A cash match means transferring actual money from your organization’s accounts into the project. These funds might come from private donations, general operating revenue, or non-federal grants. Documentation must show the funds exist and are earmarked for the grant’s performance period.

In-kind contributions offer another way to meet matching requirements using non-cash resources like donated professional services, volunteer labor, or use of facilities. Volunteer time must be valued at rates consistent with what your organization pays for similar work. If the skills involved aren’t found in your own workforce, you use prevailing rates in the local labor market instead.13eCFR. 2 CFR 200.306 – Cost Sharing For example, if an attorney volunteers ten hours of legal services and comparable attorneys in your area bill at $250 per hour, you could claim $2,500 as an in-kind match.

Every contribution used as a match must be verifiable in your records and cannot be counted toward the matching requirement for any other federal award.13eCFR. 2 CFR 200.306 – Cost Sharing Double-counting a match across two grants is an audit finding waiting to happen.

Writing the Budget Justification

The budget justification is a written narrative that explains every number in your budget forms. Reviewers use it to evaluate whether your costs are grounded in reality or pulled from thin air. Each line item should walk the reader through the calculation: position title, annual salary, percentage of time on the project, and the resulting cost. For supplies and services, include vendor quotes, catalog prices, or historical purchase data that support the amounts.

Travel lines are where justifications frequently fall short. If you budget $2,500 for local mileage, the narrative should explain that this covers approximately 3,448 miles at the 2026 IRS rate of $0.725 per mile.5Internal Revenue Service. IRS Sets 2026 Business Standard Mileage Rate at 72.5 Cents Per Mile For out-of-town trips, break down the number of trips, nights of lodging, and the applicable per diem rates. This math eliminates guesswork and shows the reviewer you’ve done your homework.

The strongest justifications tie every expense back to a specific task in the project’s work plan. A line item for $8,000 in laboratory supplies is more convincing when accompanied by a sentence explaining that the project’s Year 1 data-collection phase requires 400 water-quality test kits at $20 each. That kind of specificity reduces revision requests and speeds up the review process.

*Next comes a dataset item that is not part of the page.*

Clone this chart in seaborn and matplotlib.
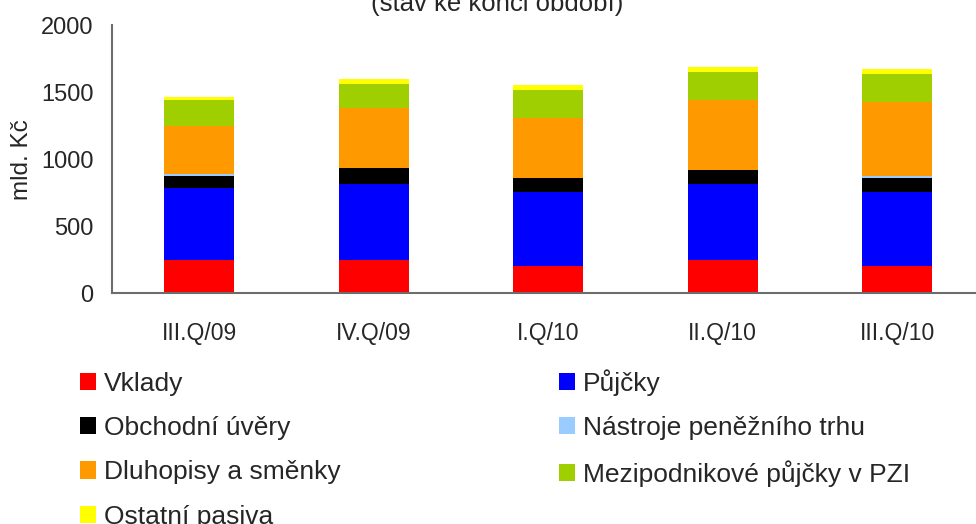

Budget Revisions After the Award

A grant budget is not locked in stone once the award is made. Project needs shift, staff turnover changes salary lines, and supply costs fluctuate. Federal regulations allow budget adjustments, but some changes require the awarding agency’s written approval before you spend the money.

Under 2 CFR 200.308, the federal agency may restrict transfers between direct cost categories when the award exceeds the simplified acquisition threshold and the cumulative transfer is expected to exceed 10 percent of the total approved budget.14eCFR. 2 CFR 200.308 – Revision of Budget and Program Plans Other changes that commonly require prior approval include adding new budget categories not in the original award, extending the performance period, or shifting the project’s scope or objectives. When you submit a revision request, use the same budget format as the original application, and expect a response within 30 days. If the agency needs more time, it must tell you in writing when to expect a decision.14eCFR. 2 CFR 200.308 – Revision of Budget and Program Plans

Smaller reallocations within the 10-percent threshold generally don’t need prior approval, but you should still document the reason for the shift internally. Auditors want a paper trail even when formal approval isn’t required.

Submitting the Grant Budget

Most federal grant applications are submitted through Grants.gov or an agency-specific portal. Before you can submit anything, your organization must have an active registration in the System for Award Management (SAM.gov). Registration must be renewed annually, and SAM.gov recommends starting the renewal process at least 60 days before your expiration date to avoid disruptions.15SAM.gov. Entity Registration

Submission portals typically require specific file formats: PDF for narrative documents and Excel or fillable forms for the budget detail. Before the application goes out, the organization’s Authorized Organizational Representative must provide an electronic signature, certifying that the financial data is accurate and that the organization will comply with all applicable federal requirements. That signature carries legal weight and makes the representative personally accountable for the submission’s integrity.

After submission, the system generates a tracking number and sends a confirmation email. Download and save a copy of the complete submission package. The agency will then route the budget through technical and programmatic reviews, checking that figures align with the funding opportunity’s requirements. If anything is unclear, the agency may request revisions, which is why a thorough budget justification pays for itself upfront.

Post-Award Financial Reporting and Audits

Winning the award is only the beginning of the financial accountability cycle. Throughout the performance period, you will file periodic financial reports, most commonly using the SF-425 Federal Financial Report. The filing frequency depends on your award’s terms and conditions and may be quarterly or semi-annual.

Organizations that spend $1,000,000 or more in federal awards during a fiscal year must undergo a Single Audit, an independent examination of the organization’s financial statements and federal expenditures.16eCFR. 2 CFR 200.501 – Audit Requirements Organizations below that threshold are exempt from the Single Audit requirement but can still be audited by the awarding agency. The audit examines whether funds were spent in accordance with the approved budget, whether internal controls are adequate, and whether costs charged to the award are allowable.

All financial records, supporting documents, and statistical records related to the award must be retained for three years from the date you submit the final expenditure report.17eCFR. 2 CFR 200.334 – Record Retention Requirements If an audit or litigation is pending at the end of that period, you hold the records until the matter is resolved. Keeping organized records from day one makes the difference between a clean audit and a painful one.